— START OF MATERIAL SHOWN —

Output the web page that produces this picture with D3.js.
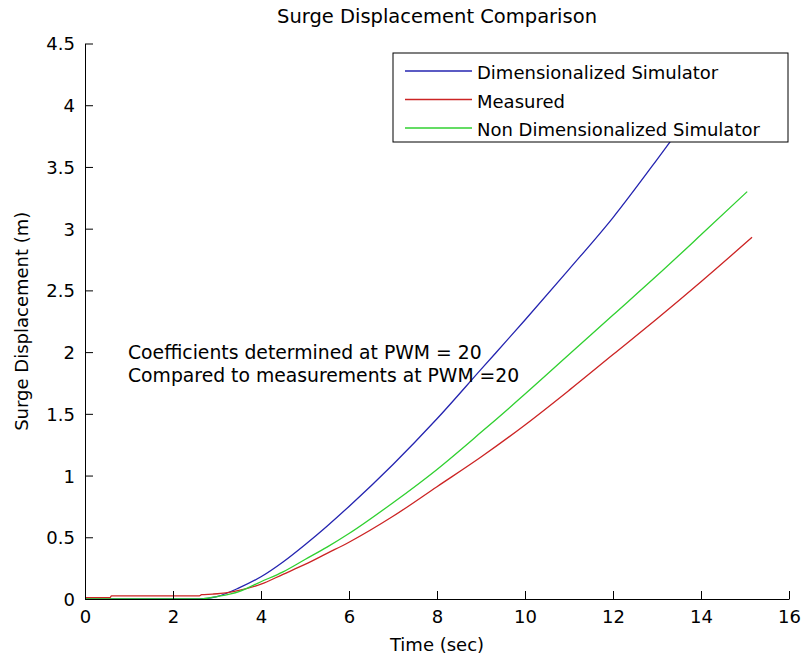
<!DOCTYPE html>
<html>
<head>
<meta charset="utf-8">
<script src="https://cdn.jsdelivr.net/npm/d3@7"></script>
<style>
  body { margin: 0; background: #fff; }
  text { font-family: "DejaVu Sans", sans-serif; fill: #000; }
</style>
</head>
<body>
<div id="chart"></div>
<script>
// values
const xTicks = [0, 2, 4, 6, 8, 10, 12, 14, 16];
const yTicks = [0, 0.5, 1, 1.5, 2, 2.5, 3, 3.5, 4, 4.5];

const dimTime = [0, 2.6, 3, 3.5, 4, 4.5, 5, 5.5, 6, 7, 8, 9, 10, 11, 12, 13, 14, 14.5];
const dimDisp = [0, 0, 0.02, 0.09, 0.18, 0.30, 0.44, 0.59, 0.75, 1.09, 1.46, 1.86, 2.26, 2.67, 3.09, 3.56, 4.05, 4.30];

const measTime = [0, 0.57, 0.6, 2.6, 2.65, 2.9, 3.2, 3.5, 4, 4.5, 5, 5.5, 6, 7, 8, 9, 10, 11, 12, 13, 14, 15.16];
const measDisp = [0.01, 0.01, 0.025, 0.025, 0.035, 0.04, 0.05, 0.07, 0.12, 0.20, 0.28, 0.37, 0.46, 0.67, 0.91, 1.15, 1.41, 1.69, 1.98, 2.27, 2.57, 2.93];

const nonDimTime = [0, 2.6, 3, 3.5, 4, 4.5, 5, 5.5, 6, 7, 8, 9, 10, 11, 12, 13, 14, 15.05];
const nonDimDisp = [0, 0, 0.02, 0.06, 0.14, 0.22, 0.32, 0.42, 0.53, 0.78, 1.05, 1.35, 1.66, 1.98, 2.30, 2.62, 2.95, 3.30];

const seriesNames = ["Dimensionalized Simulator", "Measured", "Non Dimensionalized Simulator"];
const seriesColors = ["#2424b0", "#cc2424", "#30d030"];

const notes = ["Coefficients determined at PWM = 20", "Compared to measurements at PWM =20"];

const margin = {top: 43.5, left: 85, bottom: 60, right: 18};
const width = 807 - margin.left - margin.right;
const height = 659 - margin.top - margin.bottom;

const svg = d3.select("#chart")
  .append("svg")
  .attr("width", 807)
  .attr("height", 659);

const g = svg.append("g")
  .attr("transform", `translate(${margin.left}, ${margin.top})`);

const xScale = d3.scaleLinear().domain([0, 16]).range([0, width]);
const yScale = d3.scaleLinear().domain([0, 4.5]).range([height, 0]);

g.append("clipPath").attr("id", "clip")
  .append("rect").attr("width", width).attr("height", height);

const series = [
  {name: seriesNames[0], color: seriesColors[0], pts: dimTime.map((t, i) => [t, dimDisp[i]])},
  {name: seriesNames[1], color: seriesColors[1], pts: measTime.map((t, i) => [t, measDisp[i]])},
  {name: seriesNames[2], color: seriesColors[2], pts: nonDimTime.map((t, i) => [t, nonDimDisp[i]])}
];

const line = d3.line()
  .x(d => xScale(d[0]))
  .y(d => yScale(d[1]))
  .curve(d3.curveMonotoneX);

g.append("g").attr("clip-path", "url(#clip)")
  .selectAll("path")
  .data(series)
  .enter()
  .append("path")
  .attr("d", d => line(d.pts))
  .attr("fill", "none")
  .attr("stroke", d => d.color)
  .attr("stroke-width", 1.3);

// axes, matlab style ticks pointing inward
const xAxis = d3.axisBottom(xScale)
  .tickValues(xTicks)
  .tickFormat(d => d)
  .tickSizeInner(-8)
  .tickSizeOuter(0)
  .tickPadding(11);

const yAxis = d3.axisLeft(yScale)
  .tickValues(yTicks)
  .tickFormat(d => d)
  .tickSizeInner(-8)
  .tickSizeOuter(0)
  .tickPadding(10);

g.append("g")
  .attr("class", "x-axis")
  .attr("transform", `translate(0, ${height})`)
  .call(xAxis);

g.append("g")
  .attr("class", "y-axis")
  .call(yAxis);

g.selectAll(".x-axis text, .y-axis text")
  .style("font-size", "18px");
g.selectAll(".y-axis text").attr("dy", "0.36em");
g.selectAll(".domain, .tick line").attr("stroke", "#000");

// titles
svg.append("text")
  .attr("x", margin.left + width / 2)
  .attr("y", 23)
  .attr("text-anchor", "middle")
  .style("font-size", "19.5px")
  .text("Surge Displacement Comparison");

svg.append("text")
  .attr("x", margin.left + width / 2)
  .attr("y", 651)
  .attr("text-anchor", "middle")
  .style("font-size", "18px")
  .text("Time (sec)");

svg.append("text")
  .attr("transform", `translate(28, ${margin.top + height / 2}) rotate(-90)`)
  .attr("text-anchor", "middle")
  .style("font-size", "18px")
  .text("Surge Displacement (m)");

// annotation
svg.selectAll(".note")
  .data(notes)
  .enter()
  .append("text")
  .attr("class", "note")
  .attr("x", 128)
  .attr("y", (d, i) => 359 + i * 23)
  .style("font-size", "18.8px")
  .text(d => d);

// legend
const legend = svg.append("g").attr("transform", "translate(393, 53)");
legend.append("rect")
  .attr("width", 395)
  .attr("height", 89)
  .attr("fill", "#fff")
  .attr("stroke", "#000")
  .attr("stroke-width", 1);

const rows = legend.selectAll(".row")
  .data(series)
  .enter()
  .append("g")
  .attr("class", "row")
  .attr("transform", (d, i) => `translate(0, ${18 + i * 28.5})`);

rows.append("line")
  .attr("x1", 12).attr("x2", 79)
  .attr("stroke", d => d.color)
  .attr("stroke-width", 1.3);

rows.append("text")
  .attr("x", 84)
  .attr("y", 8)
  .style("font-size", "18px")
  .text(d => d.name);
</script>
</body>
</html>
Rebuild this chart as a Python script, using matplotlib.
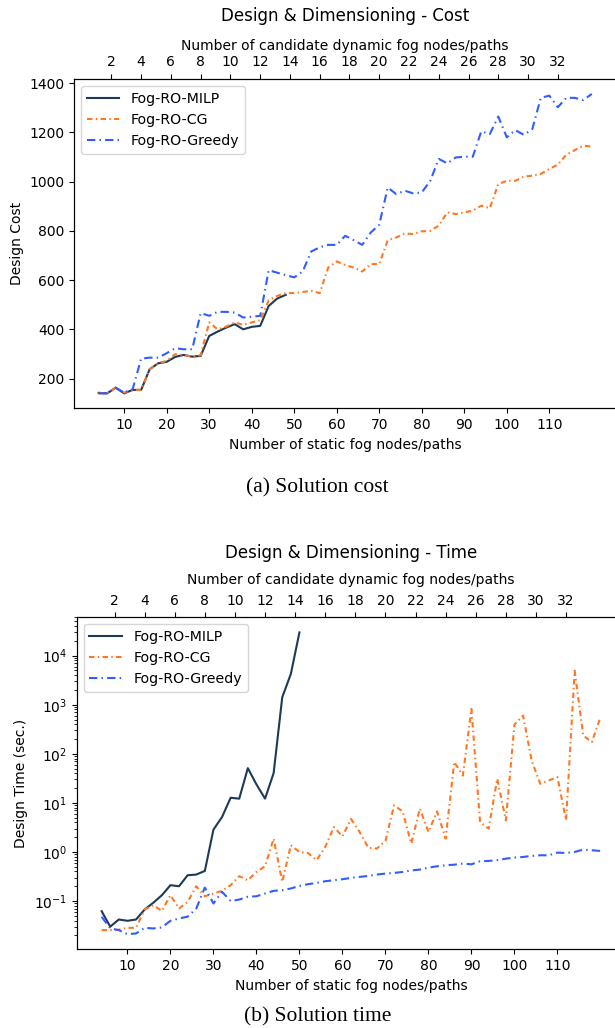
import numpy as np
import matplotlib
matplotlib.use("Agg")
import matplotlib.pyplot as plt

# static fog nodes/paths (bottom axis); dynamic = static / 3.5 (top axis)
n_static = list(range(4, 121, 2))
n_static_milp = list(range(4, 49, 2))
n_static_milp_t = list(range(4, 51, 2))
top_ticks = list(range(2, 33, 2))
bottom_ticks = list(range(10, 111, 10))

cost_milp = [142, 140, 163, 140, 154, 154, 238, 262, 268, 288, 296, 289,
             292, 373, 391, 407, 421, 400, 410, 414, 495, 525, 540]
cost_cg = [140, 140, 163, 143, 154, 154, 238, 262, 272, 299, 296, 289,
           295, 428, 400, 411, 428, 418, 428, 437, 518, 536, 547, 547,
           552, 556, 547, 651, 676, 661, 651, 635, 665, 665, 762, 773,
           789, 787, 798, 800, 821, 875, 868, 875, 882, 902, 892, 990,
           1003, 1003, 1020, 1024, 1031, 1051, 1069, 1109, 1128, 1146, 1142]
cost_greedy = [140, 140, 163, 143, 157, 281, 285, 285, 303, 323, 319, 319,
               466, 455, 471, 471, 468, 448, 451, 455, 640, 630, 620, 611,
               635, 716, 733, 743, 743, 780, 762, 743, 793, 825, 976, 949,
               963, 952, 956, 1003, 1092, 1074, 1098, 1101, 1101, 1204, 1193, 1264,
               1180, 1209, 1190, 1213, 1340, 1349, 1302, 1340, 1340, 1331, 1356]

time_milp = [0.062, 0.030, 0.042, 0.0395, 0.042, 0.067, 0.092, 0.131, 0.21, 0.20,
             0.335, 0.346, 0.41, 2.85, 5.15, 12.7, 12.2, 51, 23.8, 12.2,
             40.5, 1420, 4240, 29800]
time_cg = [0.0255, 0.0255, 0.026, 0.0284, 0.0284, 0.067, 0.082, 0.063, 0.131, 0.070,
           0.096, 0.20, 0.125, 0.142, 0.161, 0.21, 0.32, 0.265, 0.39, 0.51,
           1.87, 0.245, 1.37, 1.0, 0.95, 0.68, 1.26, 3.22, 2.08, 4.7,
           2.55, 1.22, 1.17, 1.67, 8.9, 6.7, 1.48, 7.6, 2.55, 6.7,
           1.87, 68, 36, 823, 4.07, 2.98, 31, 4.4, 395, 603,
           73, 24.5, 28.7, 33.5, 4.4, 4950, 236, 173, 557]
time_greedy = [0.0477, 0.0276, 0.0255, 0.0211, 0.0218, 0.0284, 0.0276, 0.0289, 0.0395, 0.044,
               0.048, 0.070, 0.188, 0.089, 0.154, 0.10, 0.107, 0.122, 0.125, 0.142,
               0.161, 0.166, 0.18, 0.203, 0.22, 0.234, 0.253, 0.265, 0.278, 0.296,
               0.31, 0.325, 0.346, 0.362, 0.374, 0.39, 0.42, 0.437, 0.48, 0.51,
               0.535, 0.55, 0.58, 0.56, 0.646, 0.656, 0.68, 0.73, 0.767, 0.79,
               0.83, 0.855, 0.855, 0.97, 0.95, 1.0, 1.115, 1.08, 1.05]

c_milp = "#1d3a58"
c_cg = "#ff7722"
c_greedy = "#2f5dff"
dash_cg = (0, (2.6, 1.6, 0.7, 1.6))
dash_greedy = (0, (4.0, 2.0, 0.7, 2.0))

plt.rcParams["font.family"] = "DejaVu Sans"
plt.rcParams["font.size"] = 10

fig = plt.figure(figsize=(6.15, 10.28), dpi=100)
ax1 = fig.add_axes([0.1203, 0.6028, 0.8821, 0.3204])
ax2 = fig.add_axes([0.1247, 0.0766, 0.8922, 0.3229])


def draw(ax, x_m, y_m, y_cg, y_gr, ylabel, title, log=False, tpad=15, lpad=4):
    ax.plot(x_m, y_m, color=c_milp, lw=1.5, label="Fog-RO-MILP")
    ax.plot(n_static, y_cg, color=c_cg, lw=1.5, linestyle=dash_cg, label="Fog-RO-CG")
    ax.plot(n_static, y_gr, color=c_greedy, lw=1.5, linestyle=dash_greedy, label="Fog-RO-Greedy")
    if log:
        ax.set_yscale("log")
    ax.set_xticks(bottom_ticks)
    ax.set_xlabel("Number of static fog nodes/paths")
    ax.set_ylabel(ylabel)
    ax.legend(loc="upper left", fontsize=10.2, handlelength=2.3)

    top = ax.twiny()
    lo, hi = ax.get_xlim()
    top.set_xlim(lo / 3.5, hi / 3.5)
    top.set_xticks(top_ticks)
    top.set_xlabel("Number of candidate dynamic fog nodes/paths", labelpad=lpad)
    top.set_title(title, fontsize=12, pad=tpad)


draw(ax1, n_static_milp, cost_milp, cost_cg, cost_greedy,
     "Design Cost", "Design & Dimensioning - Cost", tpad=13, lpad=4)
draw(ax2, n_static_milp_t, time_milp, time_cg, time_greedy,
     "Design Time (sec.)", "Design & Dimensioning - Time", log=True, tpad=11, lpad=7)

fig.text(0.516, 1 - 488 / 1028, "(a) Solution cost", family="Liberation Serif",
         fontsize=15.5, ha="center", va="center")
fig.text(0.516, 1 - 1017 / 1028, "(b) Solution time", family="Liberation Serif",
         fontsize=15.5, ha="center", va="center")

fig.savefig("out.png", dpi=100)
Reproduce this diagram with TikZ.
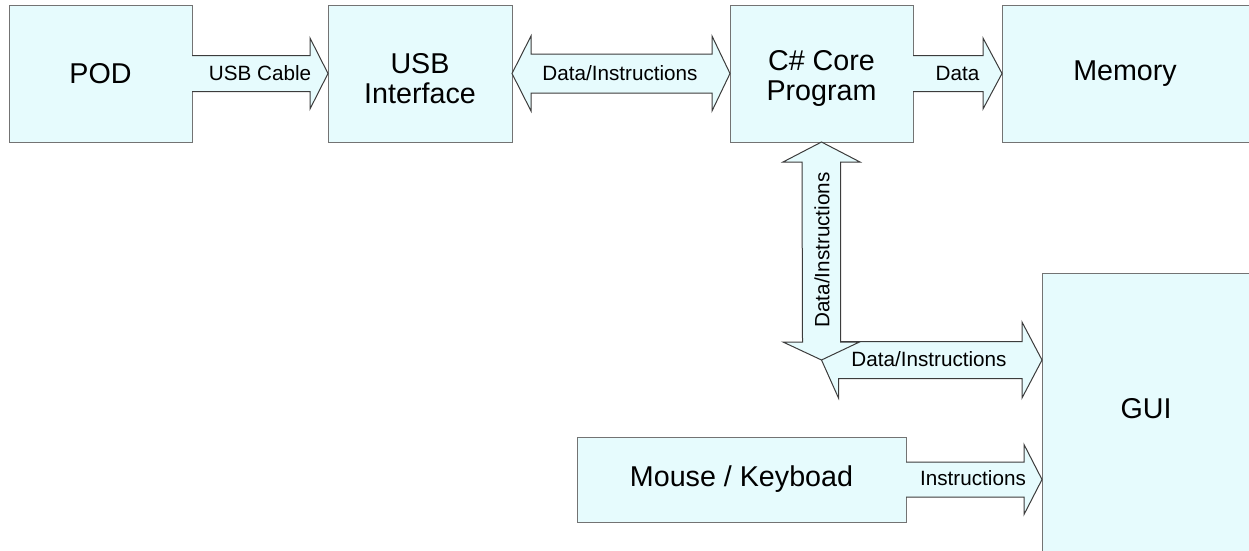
\documentclass[tikz,border=0pt]{standalone}
\usepackage{fontspec}
\setmainfont{Liberation Sans}
\usetikzlibrary{calc}
\definecolor{boxfill}{RGB}{230,251,253}
\definecolor{boxline}{RGB}{115,115,115}
\definecolor{arrline}{RGB}{60,60,60}
\begin{document}
\begin{tikzpicture}[x=0.75pt,y=-0.75pt,
  box/.style={draw=boxline, fill=boxfill, line width=0.75pt, inner sep=0pt, outer sep=0pt,
    align=center, font=\fontsize{21.5}{22.5}\selectfont},
  blockarrow/.style={draw=arrline, fill=boxfill, line width=0.75pt, line join=miter},
  lbl/.style={inner sep=0pt, font=\fontsize{15.5}{18}\selectfont},
  big/.style={inner sep=0pt, align=center, font=\fontsize{21.5}{23}\selectfont}]
\useasboundingbox (0,0) rectangle (1249,550);
\clip (0,0) rectangle (1249,550);

% boxes
\node[box, minimum width={183*0.75pt}, minimum height={137*0.75pt}] (pod) at (100.5,73.5) {POD};
\node[box, minimum width={184*0.75pt}, minimum height={137*0.75pt}] (usb) at (420,73.5) {};
\node[big] (usbtxt) at (420,78.5) {USB\\Interface};
\node[box, minimum width={183*0.75pt}, minimum height={137*0.75pt}] (core) at (821.5,73.5) {};
\node[big] (coretxt) at (821.5,78.5) {C\# Core\\Program};
\node[box, minimum width={254*0.75pt}, minimum height={137*0.75pt}] (mem) at (1129,73.5) {};
\node[big] (memtxt) at (1125,73.5) {Memory};
\node[box, minimum width={214*0.75pt}, minimum height={287*0.75pt}] (gui) at (1149,416.5) {};
\node[big] (guitxt) at (1146,409) {GUI};
\node[box, minimum width={329*0.75pt}, minimum height={85*0.75pt}] (mouse) at (741.5,479.5) {Mouse / Keyboad};

\coordinate (vj) at (821.5,360);
\coordinate (gin) at (gui.west |- vj);
\coordinate (gin2) at (gui.west |- mouse.east);

% POD -> USB
\draw[blockarrow] ($(pod.east)+(0,-18)$) -- ($(usb.west)+(-18,-18)$) -- ++(0,-17.5) -- (usb.west)
  -- ++(-18,35.5) -- ++(0,-17.5) -- ($(pod.east)+(0,18)$);
\node[lbl] (l1) at (260,73) {USB Cable};

% USB <-> Core
\draw[blockarrow] (usb.east) -- ++(19,-37.5) -- ++(0,18) -- ($(core.west)+(-18,-19.5)$) -- ++(0,-18)
  -- (core.west) -- ++(-18,37.5) -- ++(0,-18) -- ($(usb.east)+(19,19.5)$) -- ++(0,18) -- cycle;
\node[lbl] (l2) at (620,73) {Data/Instructions};

% Core -> Memory
\draw[blockarrow] ($(core.east)+(0,-18)$) -- ($(mem.west)+(-19,-18)$) -- ++(0,-17.5) -- (mem.west)
  -- ++(-19,35.5) -- ++(0,-17.5) -- ($(core.east)+(0,18)$);
\node[lbl] (l3) at (957.5,73) {Data};

% junction -> GUI (horizontal double)
\draw[blockarrow] (vj) -- ++(17,-38) -- ++(0,19.5) -- ($(gin)+(-20,-18.5)$) -- ++(0,-19.5) -- (gin)
  -- ++(-20,38) -- ++(0,-19.5) -- ($(vj)+(17,18.5)$) -- ++(0,19.5) -- cycle;
\node[lbl] (l5) at (929,359) {Data/Instructions};

% Core <-> junction (vertical double)
\draw[blockarrow] (core.south) -- ++(-38.5,20) -- ++(19,0) -- ($(vj)+(-19,-18)$) -- ++(-19.5,0)
  -- (vj) -- ++(38,-18) -- ++(-19,0) -- ($(core.south)+(19,20)$) -- ++(19.5,0) -- cycle;
\node[lbl, rotate=90] (l4) at (822,250) {Data/Instructions};

% Mouse -> GUI
\draw[blockarrow] ($(mouse.east)+(0,-17.5)$) -- ($(gin2)+(-18,-17.5)$) -- ++(0,-17.5) -- (gin2)
  -- ++(-18,35) -- ++(0,-17.5) -- ($(mouse.east)+(0,17.5)$);
\node[lbl] (l6) at (973,478) {Instructions};
\end{tikzpicture}
\end{document}
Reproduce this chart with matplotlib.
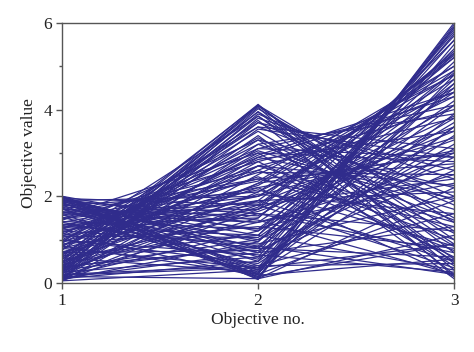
import matplotlib
matplotlib.use("Agg")
import matplotlib.pyplot as plt
from matplotlib.ticker import MultipleLocator

# Eje x: numero de objetivo
objectives = [1, 2, 3]

# Valores de cada solucion (una linea por solucion), leidos a ojo de la figura
obj1_vals = [
    0.60, 0.50, 0.40, 0.30, 0.20, 0.10, 0.55, 0.15, 0.35, 0.08, 0.45, 0.25,
    2.00, 1.96, 1.92, 1.87, 1.82, 1.76, 1.70, 1.63, 1.56, 1.48, 1.40, 1.32,
    1.24, 1.16, 1.08, 1.00, 0.92, 0.84, 0.76,
    1.98, 1.94, 1.90, 1.86, 1.99, 1.80, 1.93, 1.72, 1.84,
    0.05, 0.10, 0.12, 0.08, 0.20, 0.25, 0.15, 0.30, 0.18, 0.22, 0.28, 0.06,
    0.35, 0.40, 0.12, 0.32, 0.45, 0.50, 0.65, 0.70, 0.55, 0.80,
    0.90, 1.00, 1.10, 1.20, 1.30, 1.40, 1.50, 1.60, 1.70, 1.78, 1.88, 1.95,
    2.00, 1.55, 1.25, 0.95, 0.70, 0.85, 1.05, 1.15, 1.35, 1.45, 0.62, 0.78,
    1.62, 1.12, 0.98, 1.75, 0.42, 1.28, 0.58, 0.15, 1.90, 0.05, 0.68, 1.52,
    0.88, 0.38,
    0.12, 0.30, 0.48, 0.65, 0.22, 0.85, 0.10, 1.18, 1.42, 1.65, 1.85, 1.97,
    1.58, 0.40, 0.95, 0.28, 0.72, 1.08, 1.35, 0.50, 0.18, 1.22, 0.60, 1.72,
    0.35, 0.80, 1.48, 0.25, 1.92, 0.95,
]
obj2_vals = [
    4.10, 4.12, 4.08, 4.05, 4.10, 4.02, 3.95, 3.90, 3.85, 3.80, 3.75, 3.70,
    0.60, 0.80, 0.95, 1.10, 1.25, 1.40, 1.55, 1.70, 1.85, 2.00, 2.20, 2.40,
    2.55, 2.70, 2.90, 3.05, 3.20, 3.35, 3.50,
    0.08, 0.12, 0.20, 0.15, 0.25, 0.10, 0.30, 0.18, 0.35,
    0.30, 0.50, 0.70, 0.95, 0.40, 0.60, 1.20, 0.85, 1.50, 2.10, 1.80, 2.50,
    1.00, 2.80, 3.20, 3.40, 2.30, 1.60, 2.60, 0.75, 3.00, 1.90,
    1.30, 0.45, 1.70, 0.90, 1.10, 0.55, 2.60, 1.40, 0.40, 2.10, 1.60, 1.80,
    1.20, 3.00, 3.30, 3.60, 2.20, 0.20, 2.00, 0.15, 1.50, 2.80, 1.10, 3.70,
    2.40, 3.10, 0.65, 0.70, 1.40, 1.90, 0.25, 0.10, 2.00, 1.70, 2.95, 0.30,
    2.45, 0.80,
    2.70, 3.10, 3.30, 3.60, 2.30, 2.85, 1.90, 2.15, 1.25, 0.85, 0.50, 0.70,
    0.22, 1.75, 2.25, 3.55, 1.65, 1.05, 0.80, 2.05, 0.35, 1.80, 2.70, 1.00,
    3.95, 0.35, 2.35, 2.90, 1.45, 3.85,
]
obj3_vals = [
    1.40, 0.30, 1.00, 0.15, 0.70, 1.50, 0.45, 2.00, 0.90, 2.40, 0.20, 1.80,
    5.60, 5.30, 5.10, 4.85, 4.60, 4.40, 4.10, 3.85, 3.60, 3.35, 3.05, 2.75,
    2.50, 2.25, 1.95, 1.70, 1.45, 1.15, 0.85,
    6.00, 5.90, 5.95, 4.80, 3.10, 2.20, 5.75, 0.55, 5.85,
    4.60, 5.80, 3.20, 5.40, 0.45, 2.60, 4.90, 0.20, 5.20, 4.30, 0.35, 4.80,
    3.70, 0.60, 3.90, 0.10, 4.90, 1.20, 4.40, 2.90, 2.80, 5.20,
    0.80, 3.40, 5.30, 2.00, 0.30, 4.70, 1.00, 2.70, 1.60, 5.00, 0.70, 2.40,
    3.80, 0.40, 2.20, 3.10, 0.15, 1.90, 4.50, 0.90, 5.35, 4.00, 5.60, 2.60,
    1.30, 4.10, 0.25, 5.70, 2.30, 0.50, 5.90, 1.10, 4.70, 3.50, 4.40, 3.60,
    0.75, 4.10,
    1.40, 2.90, 0.50, 1.90, 3.00, 3.50, 2.10, 0.85, 2.50, 4.50, 3.60, 1.30,
    5.50, 5.30, 4.80, 2.90, 3.30, 4.20, 0.60, 1.60, 3.90, 5.25, 3.80, 3.00,
    1.20, 0.90, 5.00, 4.30, 0.20, 0.55,
]

color_linea = "#302c8c"

plt.rcParams["font.family"] = ["Liberation Serif", "DejaVu Serif"]

fig = plt.figure(figsize=(4.74, 3.52), dpi=100)
ax = fig.add_axes([0.131, 0.196, 0.827, 0.739])

for a, b, c in zip(obj1_vals, obj2_vals, obj3_vals):
    ax.plot(objectives, [a, b, c], color=color_linea, linewidth=0.9)

ax.set_xlim(1, 3)
ax.set_ylim(0, 6)
ax.set_xticks(objectives)
ax.yaxis.set_major_locator(MultipleLocator(2))
ax.yaxis.set_minor_locator(MultipleLocator(1))

for s in ax.spines.values():
    s.set_color("#555555")
    s.set_linewidth(1.0)

ax.tick_params(axis="both", which="major", direction="out", length=4,
               width=1, color="#555555", labelsize=12.5, labelcolor="#222222")
ax.tick_params(axis="y", which="minor", direction="out", length=2.5,
               width=1, color="#555555")
ax.tick_params(axis="x", which="major", pad=3)
ax.tick_params(axis="y", which="major", pad=3)

ax.set_xlabel("Objective no.", fontsize=12.5, color="#222222", labelpad=2)
ax.set_ylabel("Objective value", fontsize=12.5, color="#222222", labelpad=5)

fig.savefig("out.png", dpi=100)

— END OF MATERIAL SHOWN —

▸ **WHAT IS ASKED**: In the listing above, find the line with "Reproduce this diagram with TikZ." and the line with "(l1) at (260,73)". Copy exactly those two and every line between, without the pictures.

▸ **SOLVED EXERCISE**:
Reproduce this diagram with TikZ.
\documentclass[tikz,border=0pt]{standalone}
\usepackage{fontspec}
\setmainfont{Liberation Sans}
\usetikzlibrary{calc}
\definecolor{boxfill}{RGB}{230,251,253}
\definecolor{boxline}{RGB}{115,115,115}
\definecolor{arrline}{RGB}{60,60,60}
\begin{document}
\begin{tikzpicture}[x=0.75pt,y=-0.75pt,
  box/.style={draw=boxline, fill=boxfill, line width=0.75pt, inner sep=0pt, outer sep=0pt,
    align=center, font=\fontsize{21.5}{22.5}\selectfont},
  blockarrow/.style={draw=arrline, fill=boxfill, line width=0.75pt, line join=miter},
  lbl/.style={inner sep=0pt, font=\fontsize{15.5}{18}\selectfont},
  big/.style={inner sep=0pt, align=center, font=\fontsize{21.5}{23}\selectfont}]
\useasboundingbox (0,0) rectangle (1249,550);
\clip (0,0) rectangle (1249,550);

% boxes
\node[box, minimum width={183*0.75pt}, minimum height={137*0.75pt}] (pod) at (100.5,73.5) {POD};
\node[box, minimum width={184*0.75pt}, minimum height={137*0.75pt}] (usb) at (420,73.5) {};
\node[big] (usbtxt) at (420,78.5) {USB\\Interface};
\node[box, minimum width={183*0.75pt}, minimum height={137*0.75pt}] (core) at (821.5,73.5) {};
\node[big] (coretxt) at (821.5,78.5) {C\# Core\\Program};
\node[box, minimum width={254*0.75pt}, minimum height={137*0.75pt}] (mem) at (1129,73.5) {};
\node[big] (memtxt) at (1125,73.5) {Memory};
\node[box, minimum width={214*0.75pt}, minimum height={287*0.75pt}] (gui) at (1149,416.5) {};
\node[big] (guitxt) at (1146,409) {GUI};
\node[box, minimum width={329*0.75pt}, minimum height={85*0.75pt}] (mouse) at (741.5,479.5) {Mouse / Keyboad};

\coordinate (vj) at (821.5,360);
\coordinate (gin) at (gui.west |- vj);
\coordinate (gin2) at (gui.west |- mouse.east);

% POD -> USB
\draw[blockarrow] ($(pod.east)+(0,-18)$) -- ($(usb.west)+(-18,-18)$) -- ++(0,-17.5) -- (usb.west)
  -- ++(-18,35.5) -- ++(0,-17.5) -- ($(pod.east)+(0,18)$);
\node[lbl] (l1) at (260,73) {USB Cable};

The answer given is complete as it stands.